I saw the news that Japan has fallen into recession again. This “hit the wires” just after the Bank of Japan surprised everyone and announced a major new quantitative easing (QE) program.
Japan is a country of 127 million persons (2013) with one of the largest economies in the world, as this chart shows.
Basically, though, the Japanese economy has been a start/stop mode since the mid-1990’s. According these GDP estimates, China surpassed Japan 2008-2009, and now in nominal terms has a production level twice that of Japan.
The data are from the World Economic Outlook database (IMF) and are not inflation-adjusted, but are converted into US dollar equivalents.
Where’s the Beef?
Well, a person In Kansas might say, “So what?” Why is Japan important?
I think there are several reasons.
First, a recession in Japan, because of its continuing economic size, has the capability of affecting global markets.
According to the CIA Factbook .. on a purchasing power parity (PPP) basis that adjusts for price differences, Japan in 2013 stood as the fourth-largest economy in the world after second-place China, which surpassed Japan in 2001, and third-place India, which edged out Japan in 2012.
Simultaneous recessions in Japan and Europe almost surely would trigger a global economic slowdown, unless the American consumer just went crazy.
Test Case for Macroeconomic Policy
Another reason Japan is important is as a sort of test case for macroeconomic policy, as well as for the impacts of an aging population.
This chart shows the intermittent economic growth in Japan since the 1990’s along with the deflationary trend.

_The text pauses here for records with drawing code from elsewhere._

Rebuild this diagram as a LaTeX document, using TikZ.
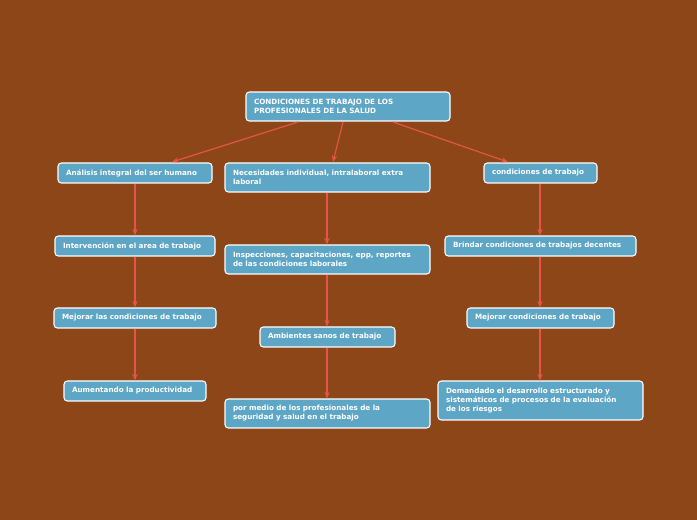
\documentclass[tikz,border=0pt]{standalone}
\usepackage{fontspec}
\setmainfont{DejaVu Sans}
\usetikzlibrary{arrows.meta}
\definecolor{bg}{RGB}{140,70,24}
\definecolor{bx}{RGB}{94,166,198}
\definecolor{ln}{RGB}{228,84,72}
\tikzset{
 bx/.style={draw=white,line width=0.8pt,fill=bx,rounded corners=2.5pt,text=white,font=\bfseries\fontsize{5.4}{6.8}\selectfont,inner xsep=0pt,inner ysep=0pt,align=left},
 cn/.style={draw=ln,line width=0.9pt,-{Stealth[length=5pt,width=4pt]}}
}
\newcommand{\bxn}[6]{\node[bx,minimum width={(#4-#2)*0.75pt},minimum height={(#5-#3)*0.75pt},text width={(#4-#2-16)*0.75pt}] (#1) at ({(#2+#4)/2},{(#3+#5)/2}) {#6};}
\begin{document}
\begin{tikzpicture}[x=0.75pt,y=-0.75pt]
\fill[bg] (0,0) rectangle (697,520);
\useasboundingbox (0,0) rectangle (697,520);
\bxn{r}{246}{92}{450}{121}{CONDICIONES DE TRABAJO DE LOS\\PROFESIONALES DE LA SALUD}
\bxn{a1}{58}{163}{212}{183}{Análisis integral del ser humano}
\bxn{a2}{55}{236}{215}{256}{Intervención en el area de trabajo}
\bxn{a3}{54}{308}{216}{328}{Mejorar las condiciones de trabajo}
\bxn{a4}{64}{381}{206}{401}{Aumentando la productividad}
\bxn{b1}{225}{163}{430}{192}{Necesidades individual, intralaboral extra\\laboral}
\bxn{b2}{225}{245}{430}{274}{Inspecciones, capacitaciones, epp, reportes\\de las condiciones laborales}
\bxn{b3}{260}{327}{395}{347}{Ambientes sanos de trabajo}
\bxn{b4}{225}{399}{430}{428}{por medio de los profesionales de la\\seguridad y salud en el trabajo}
\bxn{c1}{484}{163}{597}{183}{condiciones de trabajo}
\bxn{c2}{445}{236}{636}{256}{Brindar condiciones de trabajos decentes}
\bxn{c3}{467}{308}{614}{328}{Mejorar condiciones de trabajo}
\bxn{c4}{438}{381}{643}{420}{Demandado el desarrollo estructurado y\\sistemáticos de procesos de la evaluación\\de los riesgos}
\coordinate (r1) at (298,122); \coordinate (r2) at (343,122); \coordinate (r3) at (393,122);
\coordinate (t1) at (172,162); \coordinate (t2) at (333,162); \coordinate (t3) at (508,162);
\draw[cn] (r1) -- (t1); \draw[cn] (r2) -- (t2); \draw[cn] (r3) -- (t3);
\draw[cn] (135,184) -- (a2.north -| 135,0);
\draw[cn] (a2.south -| 135,0) -- (a3.north -| 135,0);
\draw[cn] (a3.south -| 135,0) -- (a4.north -| 135,0);
\draw[cn] (b1.south -| 327,0) -- (b2.north -| 327,0);
\draw[cn] (b2.south -| 327,0) -- (b3.north -| 327,0);
\draw[cn] (b3.south -| 327,0) -- (b4.north -| 327,0);
\draw[cn] (c1.south -| 540,0) -- (c2.north -| 540,0);
\draw[cn] (c2.south -| 540,0) -- (c3.north -| 540,0);
\draw[cn] (c3.south -| 540,0) -- (c4.north -| 540,0);
\end{tikzpicture}
\end{document}
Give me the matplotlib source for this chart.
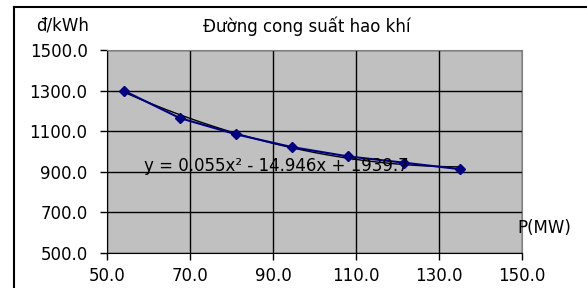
import numpy as np
import matplotlib.pyplot as plt
from matplotlib.lines import Line2D

# data
p_mw = [54.0, 67.5, 81.0, 94.5, 108.0, 121.5, 135.0]
cost = [1300.0, 1165.0, 1085.0, 1022.0, 976.0, 945.0, 913.0]
trend_coef = [0.055, -14.946, 1939.7]  # quadratic trendline shown on the chart

x_ticks = [50, 70, 90, 110, 130, 150]
y_ticks = [500, 700, 900, 1100, 1300, 1500]

plt.rcParams['font.family'] = ['DejaVu Sans']
FS = 12

fig = plt.figure(figsize=(5.87, 2.88), dpi=100)
ax = fig.add_axes([0.1823, 0.1215, 0.7070, 0.705])
ax.set_facecolor('#C0C0C0')

xt = np.linspace(p_mw[0], p_mw[-1], 100)
ax.plot(xt, np.polyval(trend_coef, xt), color='black', lw=1.0, zorder=3)
ax.plot(p_mw, cost, color='#000080', lw=1.5, marker='D', ms=5.5, zorder=4)

ax.set_xlim(50, 150)
ax.set_ylim(500, 1500)
ax.set_xticks(x_ticks)
ax.set_yticks(y_ticks)
ax.set_xticklabels([f"{v:.1f}" for v in x_ticks])
ax.set_yticklabels([f"{v:.1f}" for v in y_ticks])
ax.grid(True, color='black', lw=1.0)
ax.set_axisbelow(True)
ax.tick_params(axis='both', labelsize=FS, length=5, width=1, direction='out')
ax.tick_params(axis='y', pad=9)
ax.tick_params(axis='x', pad=5)
for s in ['top', 'right']:
    ax.spines[s].set_color('#808080')
for s in ['left', 'bottom']:
    ax.spines[s].set_color('black')

ax.text(59, 930, "y = 0.055x² - 14.946x + 1939.7", fontsize=FS,
        va='center', ha='left', zorder=5)

fig.text(307 / 587, 1 - 26 / 288, "Đường cong suất hao khí", fontsize=FS,
         ha='center', va='center')
fig.text(36 / 587, 1 - 26 / 288, "đ/kWh", fontsize=FS, ha='left', va='center')
fig.text(517 / 587, 1 - 228 / 288, "P(MW)", fontsize=FS, ha='left', va='center')

# outer chart frame (partially visible)
fig.add_artist(Line2D([14 / 587, 1.0], [1 - 7 / 288, 1 - 7 / 288],
                      transform=fig.transFigure, color='black', lw=1.5))
fig.add_artist(Line2D([14 / 587, 14 / 587], [0.0, 1 - 7 / 288],
                      transform=fig.transFigure, color='black', lw=1.5))

fig.savefig("out.png", dpi=100)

These figures are developed from official Japanese statistics.
Notice that you could start at around 1999 and draw a trendline for the Japanese CPI to about 2013, where a brief period 2008-2009 would appear as a blip away from this trendline.
Deflation has been a twenty year phenomena in Japan, and the current government, under Abe, has sought to break its hold with a triple-threat of fiscal policy, monetary policy, and structural reform.
The result is a continuation of the climb in the liabilities to GDP ratio of the Bank of Japan (BOJ), as shown in this chart extracted from Bloomberg sources.
So “steady as she goes,” the monetary base of Japan will reach about 50 percent of Japanese GDP within a year or two. This compares with a figure of just less than 20 percent for the United States.
The swing into negative growth in 2014 was triggered by a substantial increase in the VAT or value-added tax in Japan, and there is vigorous debate about future increases – viz Krugman Japan on the Brink.
I wonder whether it might be better to question the religion of economic growth, than to attempt “structural reform” aka reductions in the real wage.
In any case, it easy to see that the recent surge in Japanese inflation, combined with additional consumption taxes and, indeed, negative economic growth mean that Japanese real wages are being reduced in real time here. Indeed Edward Hugh documents this with reference to official Japanese statistics.
But this is a slippery slope.
On the one hand, reductions in the real wage could make domestically produced Japanese goods more competitive in international markets.
On the other hand, domestic purchasing power could suffer, or, at the least, there could be a move to increasing concentrations of wealth. We’ve certainly seen that in the United States, where the real wage of workers has declined off and on, since 1971, compensated for, to an extent, by the entry of women into the workforce and two-wage households.
The limits of human intellect can be found right here. The enormous production growth in China has been accompanied by choking air pollution which, I can assure you from personal experience, is simply amazingly bad sometimes. Health-threatening. Yet the Chinese naturally want to expand their productive apparatus to the extent they can, for purposes of providing for their vast population and in order to secure China’s place in the global economy.
But life in Japan – during these decades when economic growth has been very intermittent and prices have dropped – life has been fairly good. That’s one reason why many Japanese are now starting to enjoy their older years in a degree of relative comfort unimaginable one or two generations ago.
Maybe some Japanese visionary can come up with a sequel to Herman Daly’s steady state economy idea – a kind of reverse mortgage for an entire economy perhaps.